Absence of Legal Obligation
The court also noted that at the time of Henry A. Biedenharn, Sr.'s death, neither corporation had any legal obligation to make payments to him or to his widow. This fact was significant because it indicated that the payments were not merely fulfilling a contractual duty but were instead voluntary acts of kindness. The court distinguished this case from others where payments were made under an existing obligation, asserting that the absence of such obligations was a key factor favoring the classification of the payments as gifts. Furthermore, the court emphasized that during Henry's lifetime, he had already been fully compensated for his work, which meant that the payments to Mrs. Biedenharn were not intended to settle any outstanding debts or obligations. This lack of obligation supported the court's conclusion that the payments were gifts rather than income.

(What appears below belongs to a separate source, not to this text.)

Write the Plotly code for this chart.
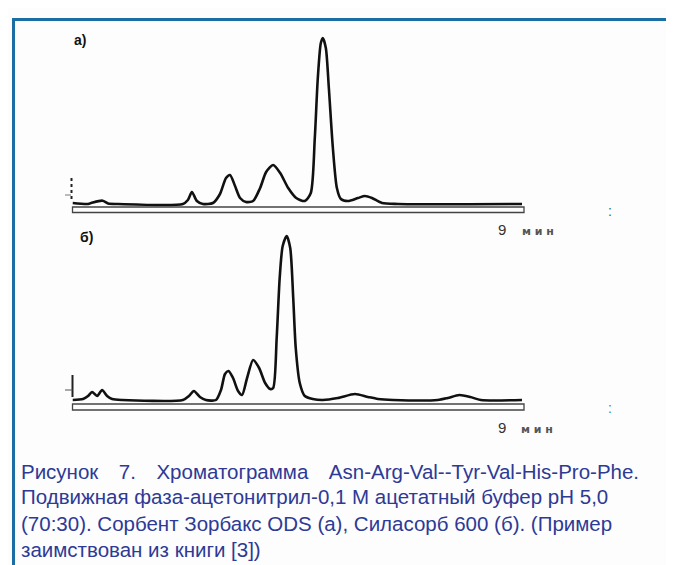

Directors' Testimony and Intent
The testimony of the directors played a pivotal role in the court's reasoning. They expressed that the resolutions to make payments were not based on financial necessity or moral obligation but rather stemmed from an emotional desire to support Mrs. Biedenharn during a difficult time. Their statements reinforced the notion that the payments were made out of sympathy and affection, which aligns with the concept of a gift as defined in the tax code. The court highlighted the explicit language of the resolutions, which characterized the payments as a "material expression of sympathy and affection." This language further supported the court’s finding that the payments were intended as gifts, as they were made with genuine feelings rather than for any transactional purpose. Such intent, as outlined in Duberstein, was essential in determining the nature of the payments.

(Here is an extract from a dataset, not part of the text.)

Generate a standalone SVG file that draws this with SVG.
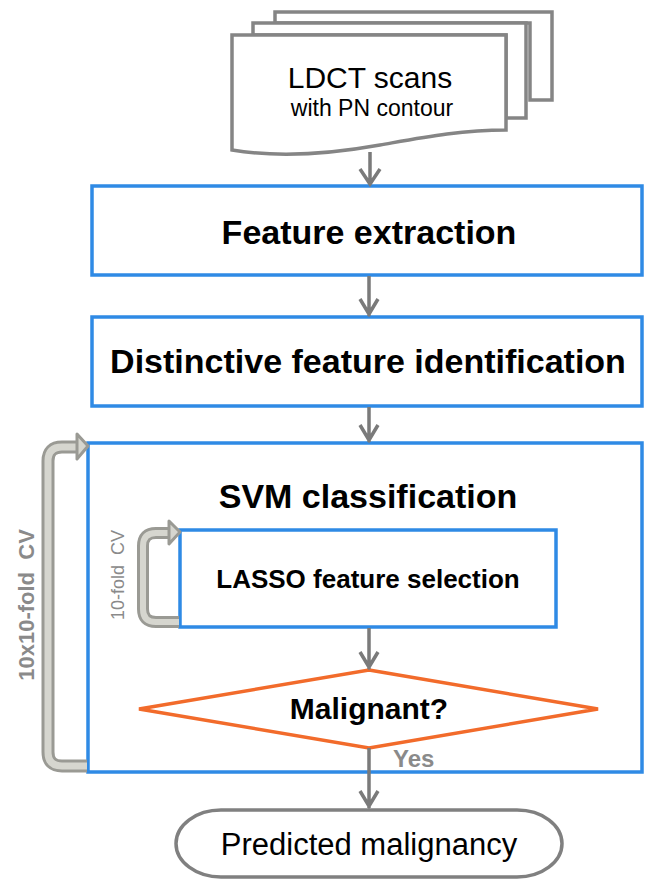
<svg xmlns="http://www.w3.org/2000/svg" width="647" height="880" viewBox="0 0 647 880">
<defs>
<style>
.bg{fill:#ffffff}
.box{fill:#ffffff;stroke:#2F8AE5;stroke-width:3.5}
.doc{fill:#ffffff;stroke:#858585;stroke-width:3.5;stroke-linejoin:miter}
.dia{fill:#ffffff;stroke:#F26B2B;stroke-width:3.5}
.term{fill:#ffffff;stroke:#808080;stroke-width:3.5}
.arr{fill:none;stroke:#7A7A7A;stroke-width:3.5}
.cvo{fill:none;stroke:#9A9A94;stroke-width:13}
.cvi{fill:none;stroke:#D6D6CF;stroke-width:7}
.cvh{fill:#D6D6CF;stroke:#9A9A94;stroke-width:3;stroke-linejoin:round}
.t{font-family:"Liberation Sans",Arial,sans-serif;fill:#000;text-anchor:middle}
.b{font-weight:bold}
.g{fill:#8A8A8A}
</style>
</defs>
<rect class="bg" x="0" y="0" width="647" height="880"/>

<g id="ldct">
<path class="doc" d="M275 12 H552 V100 H530 V23 H275 Z"/>
<path class="doc" d="M253 23 H526 V118 H506 V35 H253 Z"/>
<path class="doc" d="M232 35 H506 V130 C460 130 420 138 380 145 C330 154 280 158 232 150 Z"/>
<text class="t" x="370" y="88" style="font-size:30px">LDCT scans</text>
<text class="t" x="372" y="116" style="font-size:23px">with PN contour</text>
</g>

<g id="feature-extraction">
<rect class="box" x="92" y="186" width="550" height="89"/>
<text class="t b" x="369" y="244" style="font-size:34px">Feature extraction</text>
</g>

<g id="distinctive">
<rect class="box" x="92" y="317" width="550" height="89"/>
<text class="t b" x="368" y="373" style="font-size:34px">Distinctive feature identification</text>
</g>

<g id="svm">
<rect class="box" x="88" y="443" width="554" height="329"/>
<text class="t b" x="368" y="508" style="font-size:34px">SVM classification</text>
</g>

<g id="lasso">
<rect class="box" x="180" y="530" width="376" height="97"/>
<text class="t b" x="368" y="588" style="font-size:26px">LASSO feature selection</text>
</g>

<g id="malignant">
<polygon class="dia" points="369,670 598,709 369,748 139,709"/>
<text class="t b" x="369" y="719" style="font-size:30px">Malignant?</text>
</g>

<g id="predicted">
<rect class="term" x="176" y="810" width="386" height="67" rx="45" ry="33.5"/>
<text class="t" x="369" y="855" style="font-size:31px">Predicted malignancy</text>
</g>

<g id="connectors">
<path class="arr" d="M370 152 V185 M360 169 L370 184 L380 169"/>
<path class="arr" d="M369 276 V316 M360 299 L369 314 L378 299"/>
<path class="arr" d="M369 407 V442 M360 425 L369 440 L378 425"/>
<path class="arr" d="M369 628 V669 M360 652 L369 667 L378 652"/>
<path class="arr" d="M369 748 V808 M360 791 L369 806 L378 791"/>
<g id="cv-outer">
<path class="cvo" d="M87 766 H62 Q48 766 48 752 V461 Q48 447 62 447 H80"/>
<path class="cvi" d="M87 766 H62 Q48 766 48 752 V461 Q48 447 62 447 H80"/>
<polygon class="cvh" points="77,434 88,446 77,459"/>
</g>
<g id="cv-inner">
<path class="cvo" style="stroke-width:12" d="M179 622 H156 Q143 622 143 609 V546 Q143 533 156 533 H171"/>
<path class="cvi" style="stroke-width:6" d="M179 622 H156 Q143 622 143 609 V546 Q143 533 156 533 H171"/>
<polygon class="cvh" points="169,521 180,532 169,544"/>
</g>
<text class="t b g" x="393" y="767" style="text-anchor:start;font-size:24px">Yes</text>
<text class="t b g" xml:space="preserve" transform="translate(34 605) rotate(-90)" style="font-size:22px">10x10-fold  CV</text>
<text class="t g" xml:space="preserve" transform="translate(124 575) rotate(-90)" style="font-size:18px">10-fold  CV</text>
</g>
</svg>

Conclusion on Gift Classification
Based on its findings, the court concluded that the payments made to Mrs. Biedenharn were indeed "gifts" within the meaning of 26 U.S.C. § 102(a). The combination of the directors' motivations, the absence of legal obligations, and the nature of the resolutions led the court to determine that the payments were made out of detached generosity rather than any expectation of return or compensation. The court reaffirmed that the intention behind the payments was the dominant factor in classifying them as gifts, consistent with the principles established in Duberstein. Ultimately, the court ruled in favor of Mrs. Biedenharn, allowing her to recover the sums erroneously collected as income tax on those payments, affirming the notion that such gestures of support in the wake of loss are considered gifts under the tax code.